Only the lines from the one with "Write the TikZ code for this diagram." through the one with "(sum) at (302,60)", inclusive, should be echoed exactly; pictures are left out.
* Begin Data in this exercise *
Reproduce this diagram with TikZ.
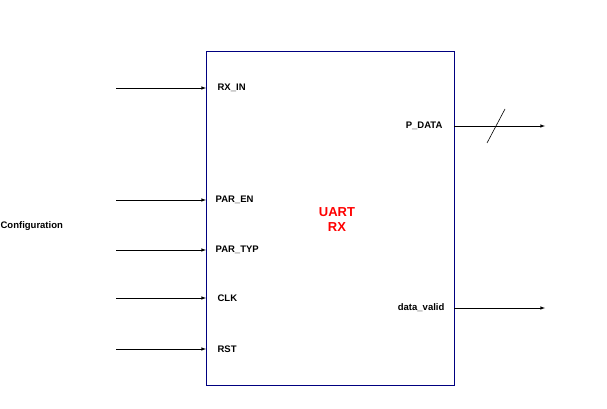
* End Data in this exercise *
* Begin Data in this exercise *
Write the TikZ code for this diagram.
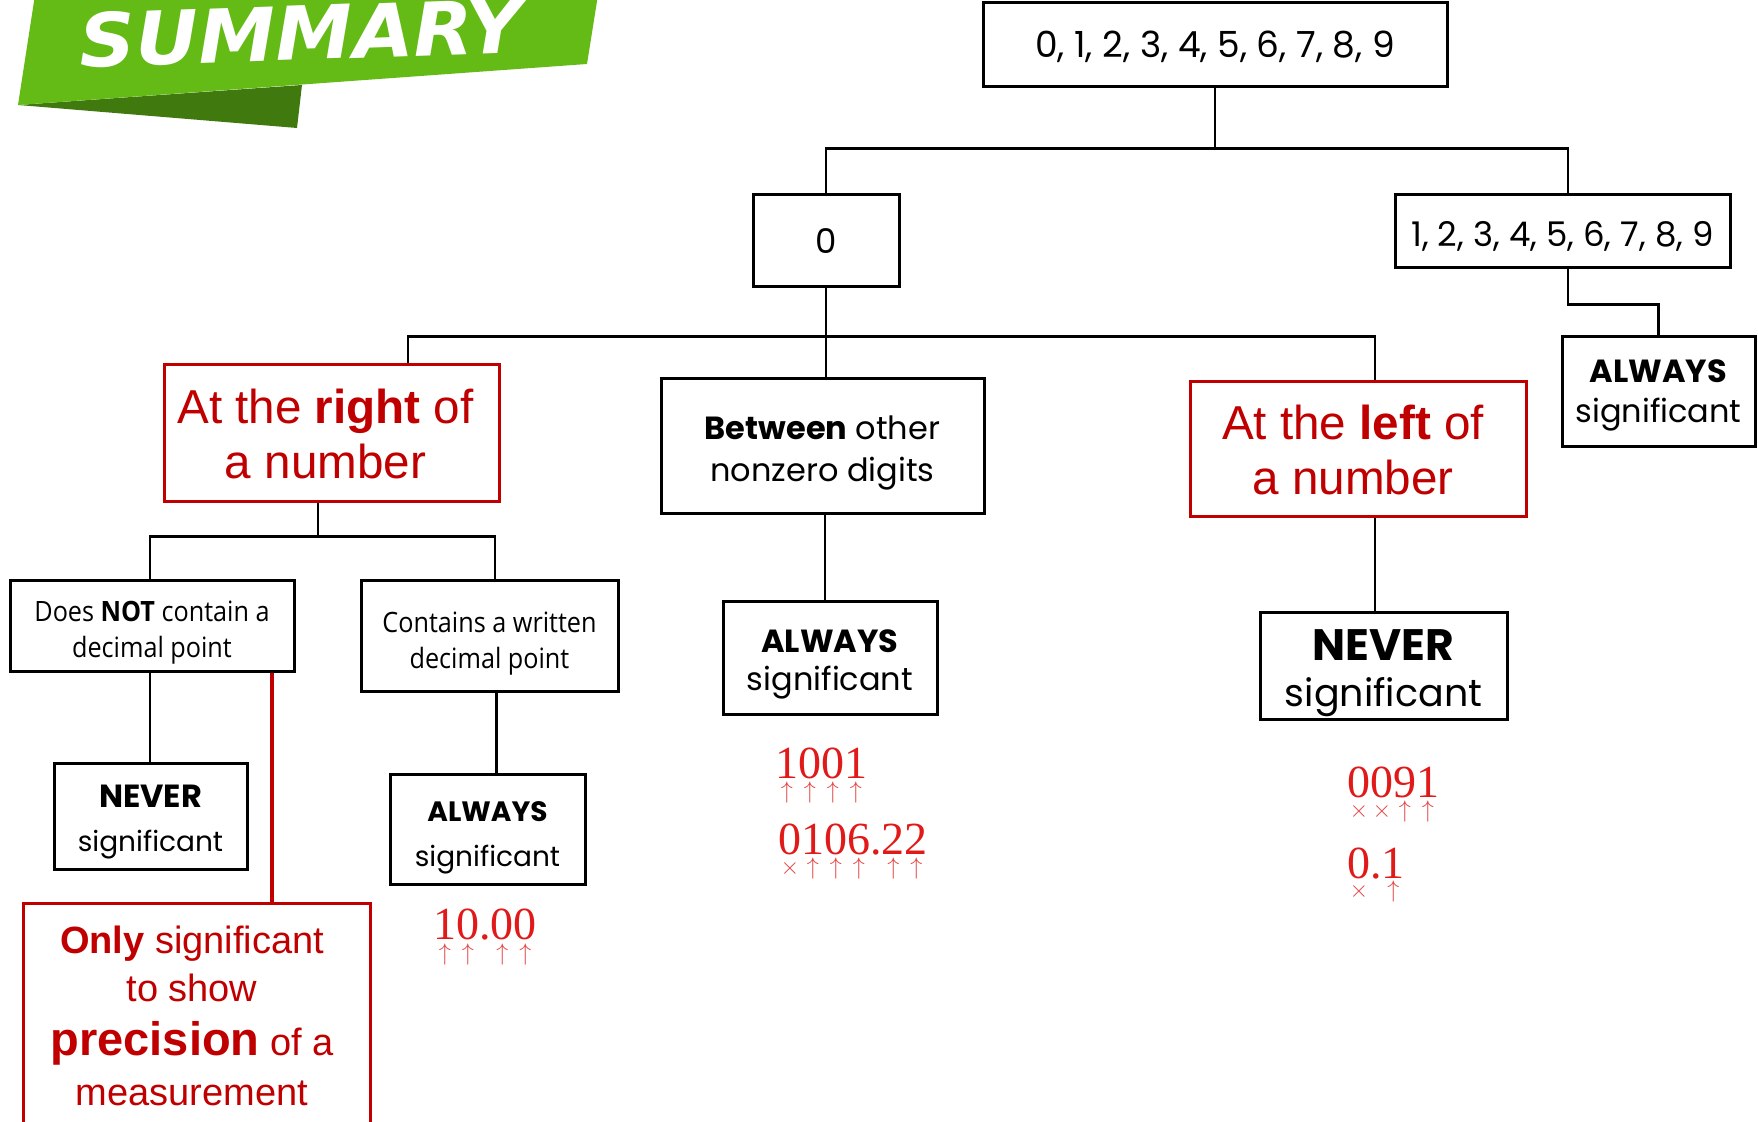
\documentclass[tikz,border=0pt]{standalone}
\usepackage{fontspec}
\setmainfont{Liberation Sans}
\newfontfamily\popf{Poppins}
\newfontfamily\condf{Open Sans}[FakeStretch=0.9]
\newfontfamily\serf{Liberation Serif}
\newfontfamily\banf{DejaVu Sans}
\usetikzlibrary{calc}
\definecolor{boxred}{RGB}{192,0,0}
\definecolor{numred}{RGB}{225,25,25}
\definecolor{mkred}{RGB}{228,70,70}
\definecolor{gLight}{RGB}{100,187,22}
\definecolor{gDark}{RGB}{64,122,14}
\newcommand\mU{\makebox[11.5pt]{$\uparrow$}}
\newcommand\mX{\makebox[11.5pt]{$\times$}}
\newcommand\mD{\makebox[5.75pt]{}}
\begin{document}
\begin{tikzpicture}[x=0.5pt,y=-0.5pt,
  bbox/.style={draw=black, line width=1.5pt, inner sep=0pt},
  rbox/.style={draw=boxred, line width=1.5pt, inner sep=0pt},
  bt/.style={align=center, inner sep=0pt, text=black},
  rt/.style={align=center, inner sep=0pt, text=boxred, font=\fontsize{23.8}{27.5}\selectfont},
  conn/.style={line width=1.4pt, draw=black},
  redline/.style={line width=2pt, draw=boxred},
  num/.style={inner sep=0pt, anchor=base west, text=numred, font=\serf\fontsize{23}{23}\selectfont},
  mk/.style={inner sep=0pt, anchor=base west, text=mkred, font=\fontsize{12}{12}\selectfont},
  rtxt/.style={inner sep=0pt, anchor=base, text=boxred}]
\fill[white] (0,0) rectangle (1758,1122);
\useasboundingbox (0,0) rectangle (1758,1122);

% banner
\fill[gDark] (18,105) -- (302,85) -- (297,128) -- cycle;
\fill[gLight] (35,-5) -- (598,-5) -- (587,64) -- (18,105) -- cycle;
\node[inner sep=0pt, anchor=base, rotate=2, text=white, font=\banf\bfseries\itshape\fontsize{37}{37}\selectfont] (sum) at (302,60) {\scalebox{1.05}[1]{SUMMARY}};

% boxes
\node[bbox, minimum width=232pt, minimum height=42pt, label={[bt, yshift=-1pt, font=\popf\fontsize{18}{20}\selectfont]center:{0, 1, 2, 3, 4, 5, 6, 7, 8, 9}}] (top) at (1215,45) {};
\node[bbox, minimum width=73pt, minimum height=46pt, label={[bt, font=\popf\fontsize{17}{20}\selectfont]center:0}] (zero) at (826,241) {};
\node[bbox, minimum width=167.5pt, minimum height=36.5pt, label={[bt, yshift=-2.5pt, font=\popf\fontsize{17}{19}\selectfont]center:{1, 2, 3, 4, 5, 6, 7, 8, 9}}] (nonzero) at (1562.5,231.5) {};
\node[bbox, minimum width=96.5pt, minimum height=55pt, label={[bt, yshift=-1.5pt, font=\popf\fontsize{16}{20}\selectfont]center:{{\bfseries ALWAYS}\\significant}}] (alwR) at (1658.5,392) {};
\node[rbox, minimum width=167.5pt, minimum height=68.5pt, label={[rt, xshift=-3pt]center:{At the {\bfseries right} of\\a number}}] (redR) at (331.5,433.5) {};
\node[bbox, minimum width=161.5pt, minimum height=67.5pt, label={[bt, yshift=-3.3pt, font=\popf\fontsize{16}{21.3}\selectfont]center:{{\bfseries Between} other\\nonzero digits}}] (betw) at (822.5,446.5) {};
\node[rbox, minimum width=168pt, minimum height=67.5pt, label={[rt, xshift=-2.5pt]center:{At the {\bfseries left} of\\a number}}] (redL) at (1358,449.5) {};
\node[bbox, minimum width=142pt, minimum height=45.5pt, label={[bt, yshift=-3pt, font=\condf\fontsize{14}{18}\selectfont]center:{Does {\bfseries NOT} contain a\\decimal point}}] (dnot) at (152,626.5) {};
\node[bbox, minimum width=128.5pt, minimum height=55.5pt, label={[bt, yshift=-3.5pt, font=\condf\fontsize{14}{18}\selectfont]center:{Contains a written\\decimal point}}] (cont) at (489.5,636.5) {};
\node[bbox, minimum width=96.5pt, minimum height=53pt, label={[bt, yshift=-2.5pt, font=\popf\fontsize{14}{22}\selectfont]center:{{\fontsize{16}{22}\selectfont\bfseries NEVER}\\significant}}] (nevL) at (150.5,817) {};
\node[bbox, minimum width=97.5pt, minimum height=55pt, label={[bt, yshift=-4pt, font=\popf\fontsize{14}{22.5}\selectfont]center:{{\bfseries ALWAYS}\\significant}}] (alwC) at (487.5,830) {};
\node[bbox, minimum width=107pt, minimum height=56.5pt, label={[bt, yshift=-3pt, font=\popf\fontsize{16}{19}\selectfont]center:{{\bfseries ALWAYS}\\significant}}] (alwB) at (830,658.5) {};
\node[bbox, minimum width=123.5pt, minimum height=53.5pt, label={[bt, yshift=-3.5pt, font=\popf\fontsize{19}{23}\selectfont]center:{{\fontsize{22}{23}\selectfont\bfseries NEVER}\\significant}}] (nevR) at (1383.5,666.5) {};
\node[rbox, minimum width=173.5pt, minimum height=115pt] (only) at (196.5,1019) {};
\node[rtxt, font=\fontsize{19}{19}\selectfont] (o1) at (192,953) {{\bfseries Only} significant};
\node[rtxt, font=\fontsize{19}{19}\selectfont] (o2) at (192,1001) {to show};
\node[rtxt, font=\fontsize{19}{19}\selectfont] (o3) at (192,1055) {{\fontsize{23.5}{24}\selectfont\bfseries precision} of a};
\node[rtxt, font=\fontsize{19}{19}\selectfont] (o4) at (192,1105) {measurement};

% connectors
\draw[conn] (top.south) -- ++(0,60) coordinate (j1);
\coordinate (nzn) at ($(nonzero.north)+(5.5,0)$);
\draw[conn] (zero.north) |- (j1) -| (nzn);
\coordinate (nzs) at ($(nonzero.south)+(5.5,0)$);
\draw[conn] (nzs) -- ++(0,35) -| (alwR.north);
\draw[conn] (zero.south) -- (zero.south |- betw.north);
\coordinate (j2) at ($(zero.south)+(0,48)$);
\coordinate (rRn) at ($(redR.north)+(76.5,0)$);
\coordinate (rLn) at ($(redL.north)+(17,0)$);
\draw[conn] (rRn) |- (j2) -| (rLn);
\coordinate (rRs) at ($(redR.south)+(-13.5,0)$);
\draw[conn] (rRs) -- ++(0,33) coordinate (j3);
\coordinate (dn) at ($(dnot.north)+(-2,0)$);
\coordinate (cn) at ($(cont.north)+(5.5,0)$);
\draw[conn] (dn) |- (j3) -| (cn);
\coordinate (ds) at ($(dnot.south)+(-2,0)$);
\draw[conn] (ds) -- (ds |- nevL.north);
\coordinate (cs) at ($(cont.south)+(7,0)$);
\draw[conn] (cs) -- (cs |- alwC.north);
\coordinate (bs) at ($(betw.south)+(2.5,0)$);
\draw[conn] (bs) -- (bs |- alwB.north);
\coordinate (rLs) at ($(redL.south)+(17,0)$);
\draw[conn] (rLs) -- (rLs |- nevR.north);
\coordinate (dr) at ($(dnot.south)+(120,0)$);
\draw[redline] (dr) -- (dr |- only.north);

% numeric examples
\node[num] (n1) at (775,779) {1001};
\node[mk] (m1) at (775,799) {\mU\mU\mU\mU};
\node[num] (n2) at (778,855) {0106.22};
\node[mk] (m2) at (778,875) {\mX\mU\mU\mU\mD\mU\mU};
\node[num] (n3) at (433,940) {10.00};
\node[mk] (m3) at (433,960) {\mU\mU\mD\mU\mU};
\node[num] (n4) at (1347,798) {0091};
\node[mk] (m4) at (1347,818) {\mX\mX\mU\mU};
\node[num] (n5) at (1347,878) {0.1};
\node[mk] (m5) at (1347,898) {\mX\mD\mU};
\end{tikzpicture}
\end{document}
* End Data in this exercise *
* Begin Data in this exercise *
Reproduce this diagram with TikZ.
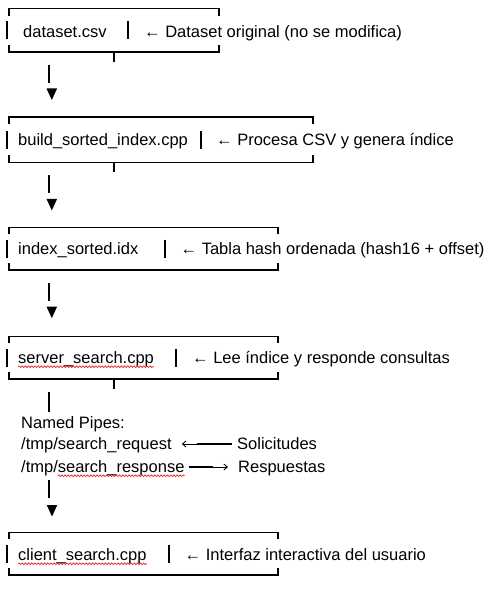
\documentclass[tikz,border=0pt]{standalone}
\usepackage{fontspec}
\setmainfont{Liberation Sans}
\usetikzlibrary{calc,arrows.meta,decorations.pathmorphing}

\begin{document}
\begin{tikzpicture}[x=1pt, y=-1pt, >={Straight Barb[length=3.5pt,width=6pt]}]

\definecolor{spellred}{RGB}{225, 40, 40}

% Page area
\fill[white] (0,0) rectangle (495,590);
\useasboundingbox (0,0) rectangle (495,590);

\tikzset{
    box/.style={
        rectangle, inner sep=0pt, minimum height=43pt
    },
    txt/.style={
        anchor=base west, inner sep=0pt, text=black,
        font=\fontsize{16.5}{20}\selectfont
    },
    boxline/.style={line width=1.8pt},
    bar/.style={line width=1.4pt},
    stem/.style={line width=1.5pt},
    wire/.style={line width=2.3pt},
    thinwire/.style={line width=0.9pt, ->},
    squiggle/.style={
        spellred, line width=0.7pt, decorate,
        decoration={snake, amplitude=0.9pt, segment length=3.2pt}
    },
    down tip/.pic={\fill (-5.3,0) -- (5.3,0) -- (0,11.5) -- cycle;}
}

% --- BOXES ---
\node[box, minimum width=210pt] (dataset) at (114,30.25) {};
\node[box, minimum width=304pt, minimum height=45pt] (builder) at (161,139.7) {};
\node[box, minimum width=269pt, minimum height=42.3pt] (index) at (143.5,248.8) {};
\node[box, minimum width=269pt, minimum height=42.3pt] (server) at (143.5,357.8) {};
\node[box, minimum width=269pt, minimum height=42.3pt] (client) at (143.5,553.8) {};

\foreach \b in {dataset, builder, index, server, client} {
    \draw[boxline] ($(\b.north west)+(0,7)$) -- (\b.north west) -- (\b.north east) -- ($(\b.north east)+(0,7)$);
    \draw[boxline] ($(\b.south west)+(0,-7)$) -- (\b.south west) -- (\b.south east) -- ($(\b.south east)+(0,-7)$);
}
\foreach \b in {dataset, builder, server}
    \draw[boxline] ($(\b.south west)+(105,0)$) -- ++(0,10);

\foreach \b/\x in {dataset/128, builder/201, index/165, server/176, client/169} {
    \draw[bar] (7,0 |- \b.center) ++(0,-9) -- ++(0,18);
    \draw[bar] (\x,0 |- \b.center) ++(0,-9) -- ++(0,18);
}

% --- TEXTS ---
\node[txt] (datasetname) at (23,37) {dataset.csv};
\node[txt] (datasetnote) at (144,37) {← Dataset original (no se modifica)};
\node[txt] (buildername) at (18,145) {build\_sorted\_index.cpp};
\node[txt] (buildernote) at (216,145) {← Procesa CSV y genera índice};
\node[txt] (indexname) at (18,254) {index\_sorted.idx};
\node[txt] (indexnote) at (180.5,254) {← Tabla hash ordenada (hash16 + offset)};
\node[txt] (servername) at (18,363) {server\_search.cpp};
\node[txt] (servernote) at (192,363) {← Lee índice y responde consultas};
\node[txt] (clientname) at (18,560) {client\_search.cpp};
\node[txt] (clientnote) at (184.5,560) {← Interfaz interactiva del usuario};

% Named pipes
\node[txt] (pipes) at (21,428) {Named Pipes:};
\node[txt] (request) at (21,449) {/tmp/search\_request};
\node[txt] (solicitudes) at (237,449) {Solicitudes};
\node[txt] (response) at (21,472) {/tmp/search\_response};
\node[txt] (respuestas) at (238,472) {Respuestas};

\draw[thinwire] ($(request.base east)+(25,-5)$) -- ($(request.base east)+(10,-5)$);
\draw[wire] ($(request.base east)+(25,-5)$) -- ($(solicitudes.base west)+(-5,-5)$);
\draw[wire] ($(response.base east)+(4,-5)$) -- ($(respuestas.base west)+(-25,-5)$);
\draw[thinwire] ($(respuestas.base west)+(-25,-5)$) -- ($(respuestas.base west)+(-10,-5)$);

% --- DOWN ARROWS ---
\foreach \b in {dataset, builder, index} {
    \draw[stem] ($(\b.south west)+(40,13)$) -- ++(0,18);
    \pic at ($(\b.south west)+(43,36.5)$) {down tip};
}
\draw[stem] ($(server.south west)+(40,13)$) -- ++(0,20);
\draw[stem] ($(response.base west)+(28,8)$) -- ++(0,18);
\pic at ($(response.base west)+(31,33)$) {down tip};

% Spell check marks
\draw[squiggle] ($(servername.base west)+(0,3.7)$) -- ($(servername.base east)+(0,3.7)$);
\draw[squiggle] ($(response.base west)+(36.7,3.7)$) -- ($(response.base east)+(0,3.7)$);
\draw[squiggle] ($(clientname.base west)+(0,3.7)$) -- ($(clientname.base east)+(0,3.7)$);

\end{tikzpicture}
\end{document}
* End Data in this exercise *
* **Task response**:
Write the TikZ code for this diagram.
\documentclass[tikz,border=0pt]{standalone}
\usepackage{fontspec}
\setmainfont{Liberation Sans}
\newfontfamily\popf{Poppins}
\newfontfamily\condf{Open Sans}[FakeStretch=0.9]
\newfontfamily\serf{Liberation Serif}
\newfontfamily\banf{DejaVu Sans}
\usetikzlibrary{calc}
\definecolor{boxred}{RGB}{192,0,0}
\definecolor{numred}{RGB}{225,25,25}
\definecolor{mkred}{RGB}{228,70,70}
\definecolor{gLight}{RGB}{100,187,22}
\definecolor{gDark}{RGB}{64,122,14}
\newcommand\mU{\makebox[11.5pt]{$\uparrow$}}
\newcommand\mX{\makebox[11.5pt]{$\times$}}
\newcommand\mD{\makebox[5.75pt]{}}
\begin{document}
\begin{tikzpicture}[x=0.5pt,y=-0.5pt,
  bbox/.style={draw=black, line width=1.5pt, inner sep=0pt},
  rbox/.style={draw=boxred, line width=1.5pt, inner sep=0pt},
  bt/.style={align=center, inner sep=0pt, text=black},
  rt/.style={align=center, inner sep=0pt, text=boxred, font=\fontsize{23.8}{27.5}\selectfont},
  conn/.style={line width=1.4pt, draw=black},
  redline/.style={line width=2pt, draw=boxred},
  num/.style={inner sep=0pt, anchor=base west, text=numred, font=\serf\fontsize{23}{23}\selectfont},
  mk/.style={inner sep=0pt, anchor=base west, text=mkred, font=\fontsize{12}{12}\selectfont},
  rtxt/.style={inner sep=0pt, anchor=base, text=boxred}]
\fill[white] (0,0) rectangle (1758,1122);
\useasboundingbox (0,0) rectangle (1758,1122);

% banner
\fill[gDark] (18,105) -- (302,85) -- (297,128) -- cycle;
\fill[gLight] (35,-5) -- (598,-5) -- (587,64) -- (18,105) -- cycle;
\node[inner sep=0pt, anchor=base, rotate=2, text=white, font=\banf\bfseries\itshape\fontsize{37}{37}\selectfont] (sum) at (302,60) {\scalebox{1.05}[1]{SUMMARY}};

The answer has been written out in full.